Python's performance suffers at any reasonable scale, and so you will inevitably find yourself either halting feature work to focus on improving performance or throwing lots of money at your cloud provider so you can host an infinite fleet of python containers. Of course, you will eventually hit performance bottlenecks in any language, but this happens quite early with Python, and needs to be revisited constantly. Typical synchronous Python web frameworks also in my experience are really difficult to optimize in a containerized environment. YMMV, but the constant struggle of trying to optimize containers, threads, and processes for uWSGI or gunicorn or whatever has been a constant frustration. Of course, you can write performant Python. It's just difficult, and your time would be better spent working on features.
In addition to the problems with traffic scaling, Python is a hard language to use for large, complex systems. Type safety is approximately achievable with mypy, but trying to write typesafe Python code leads to writing relatively unidiomatic code, since lots of things wind up needing to be represented in typed classes rather than dicts (named tuples, typed dicts, and the new dataclass stuff helps with this somewhat). We also made an attempt to increase the actual safety by using some runtime type checking via metaclasses that used the mypy type annotations. This worked well, but the performance hit was substantial. Meanwhile, using Python without type checking is almost a non-starter for projects of any significant size. It's impossible to be disciplined enough, to code defensively enough, or to test well enough to avoid runtime type errors.
Beyond typing, another contributor to the difficulty of running a big Python codebase at scale is the constant stream of breaking changes in every new "minor" Python version. Upgrading from 3.5 to 3.6 to 3.7 and so on is almost always a few days of work in a codebase of any substantial size, and the Python core team is fairly aggressive about "end-of-life-ing" old versions. Barring security fixes, this would not be a huge problem, but third-party libraries tend to require the latest and greatest, so you're constantly having to run on the upgrade treadmill if you want to use the Python ecosystem (which remains one of the best things about Python). Contrast this with Rust, where I have never had code fail to compile when upgrading the compiler version, and even upgrading major editions from 2018 to 2021 required no changes.
Finally, while it's easy to hire Python engineers, it is quite difficult to hire Python engineers who can immediately and effectively contribute to a large project. Even though conventions that help with scale like mypy are becoming common in the Python community, most people are still writing standard Python in smaller applications or scripts. As such, bringing people onboard if you're using type annotations means paying the extra cost of teaching people how to write typed code. You may also find yourself needing to teach people whatever architectural patterns you're using to enable the project from degrading into a giant ball of mud. Of course, some amount of this will be necessary in any language, but with Python you may also find yourself fighting a weird No True Scotsman battle where whatever way you or your company writes Python is not idiomatic enough and therefore needs to be changed in order to comply with the One True Python as handed down by Guido himself or whatever.

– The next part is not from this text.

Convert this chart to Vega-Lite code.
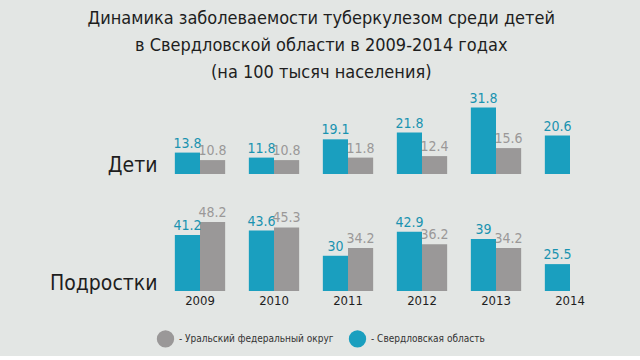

This doesn't even get into the ridiculous mess that is the Python packaging ecosystem and the difficulty of ensuring reproducible builds.
Of course, there are still places where Python still makes a lot of sense, the main one being data science, but for most other domains, I can think of a better fit. Generally, one of typescript, go, or rust should be your pick if you're outside of the .NET/Java ecosystem. For correctness and performance, bias towards Rust or Go, in that order. For quick hiring and onboarding, bias towards TS or Go, in that order.
If you Do Use Python, Go Async
There's really no reason not to use async for Python webservices. The performance is more predictable, and async services have more predictable performance in a containerized environment. Django supports async, and there are a substantial number of new async frameworks. FastAPI with pydantic looks particularly nice, and is probably what I would use if I were starting a new project today on a small, experienced team.
Don't Use Flask
This is cheating a little bit, because I already learned this lesson at previous jobs. Flask is a "micro-framework," providing request routing and some basic request/response handling and not much else. To make a real webservice, you'll need to venture out into the vast world of flask plugins, which are third-party packages with varying degrees of maintenance and quality. Some have strong opinions about how your application should look, and sometimes their opinions diverge. You'll often be in a position of realizing too late that some third-party plugin is no longer maintained or doesn't work as well as you thought it would, but its assumptions have managed to burrow their way throughout your codebase, so replacing it becomes quite a chore. You also will need to make a lot of decisions early on about which plugins to use. This can all be okay with an experienced team where everyone also has experience working with flask and knows in advance how and why to hide plugins behind interfaces whenever possible, but it gets out of hand quickly with an inexperience team. Be particularly careful about deciding to take over an existing Flask project from a team of unknown quality. Almost always, the better option is to use a fully-featured framework like Django. You may not agree with every design decision, but at least you know that all of the various pieces are officially supported and will be regularly updated if needed.